I try to never threaten or punish Oliver if he doesn’t clean up, and I definitely never reward him for cleaning up (I do thank him, though).

In his periods of untidiness (that usually coincided with stressful times in his life, beginning of school, coming home from a trip…) or when he refuses to clean up for many days in a row, I usually put away his toys in the closet (at some point we had only Duplos out to use). You might see this as a punishment, but for me it’s removing the overwhelming element of playing: less toys, less mess, less frustration when tidying up.

I usually put them back on our shelves gradually, when I think it’s time or when he asks for them (and I’m usually surprised of how long he can go without toys, just using his imagination to play).

The feedback of the environment

This happened only a few times, but it worked like magic.

Oliver had forgotten to tidy up and some of the toys that he had left out broke. We stepped on them, Colbie got a hold of them, Oliver ran over them while taking his bike out. It was sad, but it was a great lesson, and 100% provided by the environment.

I wouldn’t probably break his toys on purpose just to teach a lesson, but if I were desperate for solutions, why not? The end justifies the means, right? ;-)

Can I teach my kids now that they're older?

Kids live in the now, they have an amazing capacity for adapting to new situations and creating new habits. I think that by making a change in your environment (having less toys available, getting rid of boxes and baskets) and creating a new habit of putting away one toy before taking a new one is enough to “teach” them to play with their toys in a tidier way.

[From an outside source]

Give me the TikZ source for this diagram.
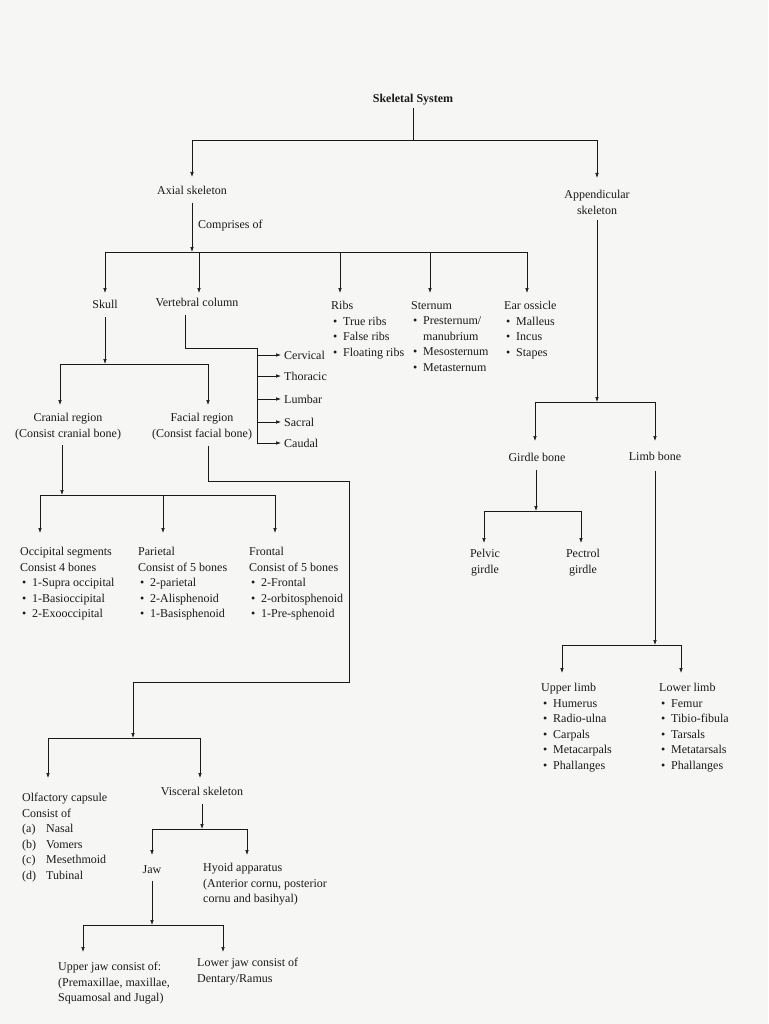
\documentclass[tikz,border=0pt]{standalone}
\usepackage{fontspec}
\setmainfont{Liberation Serif}
\usetikzlibrary{arrows.meta,positioning,calc}
\definecolor{Ink}{HTML}{1A1A1A}
\definecolor{Paper}{HTML}{F6F6F4}
\newcommand{\lbl}{\fontsize{12}{15.5}\selectfont}
\newcommand{\bul}{\hspace*{2pt}\makebox[10pt][l]{\textbullet}}
\newcommand{\tag}[1]{\makebox[24pt][l]{#1}}

\begin{document}
\begin{tikzpicture}[
  x=1pt,y=-1pt,
  txt/.style={inner sep=0pt,font=\lbl,text=Ink},
  mid/.style={txt,anchor=north,align=center},
  lst/.style={txt,anchor=north west,align=left},
  link/.style={draw=Ink,line width=0.7pt},
  arrow/.style={link,-{Latex[length=5pt,width=3.6pt]}}
]
\fill[Paper] (0,0) rectangle (768,1024);
\useasboundingbox (0,0) rectangle (768,1024);

\node[mid,font=\lbl\bfseries] (sys) at (413,94) {Skeletal System};
\node[mid] (axial) at (192,186) {Axial skeleton};
\node[mid] (appen) at (597,190) {Appendicular\\skeleton};
\coordinate (top) at (413,140);
\draw[link,shorten <=3pt] (sys.south) -- (top);
\draw[arrow,shorten >=9pt] (top) -| (axial.north);
\draw[arrow,shorten >=12pt] (top) -| (appen.north);

\node[txt,anchor=west] (comp) at (198,226) {Comprises of};
\coordinate (ax) at (192,252);
\draw[arrow,shorten <=8pt] (axial.south) -- (ax);

\node[mid] (skull) at (105,300) {Skull};
\node[mid] (vert) at (197,298) {Vertebral column};
\node[lst] (ribs) at (331,301) {Ribs\\\bul True ribs\\\bul False ribs\\\bul Floating ribs};
\node[lst] (stern) at (411,301) {Sternum\\\bul Presternum/\\\hspace*{12pt}manubrium\\\bul Mesosternum\\\bul Metasternum};
\node[lst] (ear) at (504,301) {Ear ossicle\\\bul Malleus\\\bul Incus\\\bul Stapes};
\draw[arrow,shorten >=7pt] (ax) -| (skull.north);
\draw[arrow,shorten >=5pt] (ax) -| ([xshift=2pt]vert.north);
\draw[arrow,shorten >=8pt] (ax) -| ([xshift=9pt]ribs.north west);
\draw[arrow,shorten >=8pt] (ax) -| ([xshift=19pt]stern.north west);
\draw[arrow,shorten >=8pt] (ax) -| ([xshift=23pt]ear.north west);

\node[txt,anchor=west] (cerv) at (284,355) {Cervical};
\node[txt,anchor=west] (thor) at (284,376) {Thoracic};
\node[txt,anchor=west] (lumb) at (284,399) {Lumbar};
\node[txt,anchor=west] (sacr) at (284,422) {Sacral};
\node[txt,anchor=west] (caud) at (284,443) {Caudal};
\coordinate (vc) at (257,348);
\draw[link,shorten <=8pt] ([xshift=30pt]vert.south west) |- (vc) -- (vc |- caud.west);
\foreach \v in {cerv,thor,lumb,sacr,caud}
  \draw[arrow,shorten >=3pt] (vc |- \v.west) -- (\v.west);

\coordinate (sk) at (105,364);
\draw[arrow,shorten <=8pt] (skull.south) -- (sk);
\node[mid] (cran) at (68,413) {Cranial region\\(Consist cranial bone)};
\node[mid] (faci) at (202,413) {Facial region\\(Consist facial bone)};
\draw[arrow,shorten >=8pt] (sk) -| ([xshift=-8pt]cran.north);
\draw[arrow,shorten >=8pt] (sk) -| ([xshift=6pt]faci.north);

\coordinate (cr) at (62,495);
\draw[arrow,shorten <=5pt] (cran.south -| cr) -- (cr);
\node[lst] (occ) at (20,547) {Occipital segments\\Consist 4 bones\\\bul 1-Supra occipital\\\bul 1-Basioccipital\\\bul 2-Exooccipital};
\node[lst] (pari) at (138,547) {Parietal\\Consist of 5 bones\\\bul 2-parietal\\\bul 2-Alisphenoid\\\bul 1-Basisphenoid};
\node[lst] (fron) at (249,547) {Frontal\\Consist of 5 bones\\\bul 2-Frontal\\\bul 2-orbitosphenoid\\\bul 1-Pre-sphenoid};
\draw[arrow,shorten >=14pt] (cr) -| ([xshift=20pt]occ.north west);
\draw[arrow,shorten >=14pt] (cr) -| ([xshift=25pt]pari.north west);
\draw[arrow,shorten >=14pt] (cr) -| ([xshift=26pt]fron.north west);

\coordinate (bend1) at (349,481);
\coordinate (bend2) at (349,682);
\coordinate (fc) at (133,738);
\draw[arrow,shorten <=6pt] ([xshift=6pt]faci.south) |- (bend1) -- (bend2) -| (fc);
\node[lst] (olf) at (22,793) {Olfactory capsule\\Consist of\\\tag{(a)}Nasal\\\tag{(b)}Vomers\\\tag{(c)}Mesethmoid\\\tag{(d)}Tubinal};
\node[mid] (visc) at (202,787) {Visceral skeleton};
\draw[arrow,shorten >=15pt] (fc) -| ([xshift=26pt]olf.north west);
\draw[arrow,shorten >=9pt] (fc) -| ([xshift=-2pt]visc.north);

\coordinate (vs) at (202,829);
\draw[arrow,shorten <=8pt] (visc.south -| vs) -- (vs);
\node[mid] (jaw) at (152,865) {Jaw};
\node[lst] (hyoid) at (203,863) {Hyoid apparatus\\(Anterior cornu, posterior\\cornu and basihyal)};
\draw[arrow,shorten >=10pt] (vs) -| (jaw.north);
\draw[arrow,shorten >=8pt] (vs) -| ([xshift=44pt]hyoid.north west);

\coordinate (jw) at (152,925);
\draw[arrow,shorten <=8pt] (jaw.south) -- (jw);
\node[lst] (upj) at (58,962) {Upper jaw consist of:\\(Premaxillae, maxillae,\\Squamosal and Jugal)};
\node[lst] (lwj) at (197,958) {Lower jaw consist of\\Dentary/Ramus};
\draw[arrow,shorten >=10pt] (jw) -| ([xshift=25pt]upj.north west);
\draw[arrow,shorten >=6pt] (jw) -| ([xshift=26pt]lwj.north west);

\coordinate (ap) at (597,402);
\draw[arrow,shorten <=6pt] (appen.south) -- (ap);
\node[mid] (gird) at (537,453) {Girdle bone};
\node[mid] (limb) at (655,452) {Limb bone};
\draw[arrow,shorten >=12pt] (ap) -| ([xshift=-2pt]gird.north);
\draw[arrow,shorten >=11pt] (ap) -| (limb.north);

\coordinate (gb) at (536,511);
\draw[arrow,shorten <=8pt] (gird.south -| gb) -- (gb);
\node[mid] (pelv) at (485,549) {Pelvic\\girdle};
\node[mid] (pect) at (583,549) {Pectrol\\girdle};
\draw[arrow,shorten >=6pt] (gb) -| ([xshift=-1pt]pelv.north);
\draw[arrow,shorten >=6pt] (gb) -| ([xshift=-2pt]pect.north);

\coordinate (lb) at (655,645);
\draw[arrow,shorten <=10pt] (limb.south) -- (lb);
\node[lst] (upl) at (541,683) {Upper limb\\\bul Humerus\\\bul Radio-ulna\\\bul Carpals\\\bul Metacarpals\\\bul Phallanges};
\node[lst] (lwl) at (659,683) {Lower limb\\\bul Femur\\\bul Tibio-fibula\\\bul Tarsals\\\bul Metatarsals\\\bul Phallanges};
\draw[arrow,shorten >=10pt] (lb) -| ([xshift=21pt]upl.north west);
\draw[arrow,shorten >=10pt] (lb) -| ([xshift=22pt]lwl.north west);
\end{tikzpicture}
\end{document}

Sometimes, with toddlers, it’s usually enough to lead the way with our example; with older kids I have no experience, but it might work talking with them, explain the problem, brainstorm about solutions, and customise a reasonable habit that everybody feels comfortable with.

And always, always stay clear of extremes. Flexibility is motherhood best tool! Lately Oliver wants to take out all his puzzles and do them all on the carpet… why not?